FRANKFURT, GERMANY — A retired school principal is attacked by two young toughs, an awful beating captured on surveillance cameras and aired on television for days in what has become Germany's equivalent of the Rodney King tape.
But in a country that has seen all too many neo-Nazi racist attacks against immigrants over the years, this video turned ethnic violence on its head: It was a young German-born Turk and a Greek attacking a 76-year-old ethnic German who had advised them to stop smoking on the Munich subway.
They threw him to the ground and kicked him, cracking his skull, excoriating him all the while, calling him a "pig" and a "German" with a particularly nasty adjective attached.
The attack last month transfixed the country, and opened the lid on anti-immigrant tensions that have skulked under the nation's politically correct surface for some time.
Now, the issue of immigrant crime has become the center of elections scheduled for today here in the state of Hesse. Gov. Roland Koch, long seen as an heir apparent to Chancellor Angela Merkel, has played the anti-immigration card with vigor in his bid for reelection, and stirred up a backlash among many voters who see uncomfortable echoes of Germany's Nazi past.
Not far into the campaign, Koch called for deporting non-Germans convicted of serious crimes, even those who may have been born in Germany. He also called for a code of public conduct that would include "German" values such as good manners, punctuality, respect for the elderly and speaking German.
"We have spent too long showing a strange sociological understanding for groups that consciously commit violence as ethnic minorities," he told the mass-circulation Bild Zeitung, which has embraced the issue with gusto.
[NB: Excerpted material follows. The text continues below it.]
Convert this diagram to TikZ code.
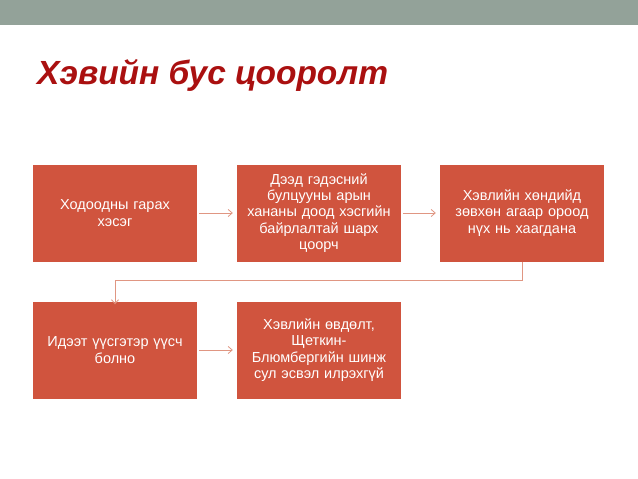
\documentclass[tikz,border=0pt]{standalone}
\usepackage{fontspec}
\setmainfont{Liberation Sans}
\usetikzlibrary{arrows.meta}
\definecolor{barcolor}{RGB}{147,162,153}
\definecolor{titlecolor}{RGB}{170,16,16}
\definecolor{boxcolor}{RGB}{208,84,62}
\definecolor{linkcolor}{RGB}{224,150,130}
\begin{document}
\begin{tikzpicture}[x=1pt, y=-1pt]
  \useasboundingbox (0, 0) rectangle (638, 479);  % Seitenformat.
  \tikzstyle{box}=[rectangle, fill=boxcolor, minimum width=164pt, minimum height=97pt, inner sep=0pt, text width=160pt, align=center, text=white, font=\fontsize{14.5}{16.3}\selectfont]
  \tikzstyle{link}=[draw=linkcolor, line width=0.8pt, -{Straight Barb[length=4pt, width=7pt]}]

  \fill [barcolor] (0, 0) rectangle (638, 25);
  \node[anchor=base west, text=titlecolor, font=\fontsize{33.5}{38}\selectfont\bfseries\itshape, inner sep=0pt] (title) at (37, 84) {Хэвийн бус цооролт};

  \node[box] (1) at (115, 213) {Ходоодны гарах\\хэсэг};
  \node[box] (2) at (319, 213) {Дээд гэдэсний\\булцууны арын\\хананы доод хэсгийн\\байрлалтай шарх\\цоорч};
  \node[box] (3) at (522, 213) {Хэвлийн хөндийд\\зөвхөн агаар ороод\\нүх нь хаагдана};
  \node[box] (4) at (115, 350) {Идээт үүсгэтэр үүсч\\болно};
  \node[box] (5) at (319, 350) {Хэвлийн өвдөлт,\\Щеткин-\\Блюмбергийн шинж\\сул эсвэл илрэхгүй};

  \path[link] ([xshift=2pt]1.east) -- ([xshift=-4pt]2.west);
  \path[link] ([xshift=2pt]2.east) -- ([xshift=-4pt]3.west);
  \path[link] (3.south) -- ++(0, 19) -| ([yshift=-3pt]4.north);
  \path[link] ([xshift=2pt]4.east) -- ([xshift=-4pt]5.west);
\end{tikzpicture}
\end{document}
That stance has bolstered Koch's popularity among the conservative Christian Democratic Union's older followers. But it has turned off many younger Germans deeply uncomfortable with the quasi-racist rhetoric, and has dragged Koch from a substantial lead to running neck-and-neck with his opponent, Andrea Ypsilanti of the left-leaning Social Democratic Party.
Around Frankfurt, many of Koch's campaign posters have had Hitler-like mustaches drawn on.
"It has to do with our history that there is never open debate on this issue. It's still, in a way, the mortgage of national socialism. Roland Koch is expressing what ordinary people think, things they talk about perhaps with friends, but you don't talk about it openly in national discussions," said Juergen Falter, professor of political science at Johannes Gutenberg University in Mainz.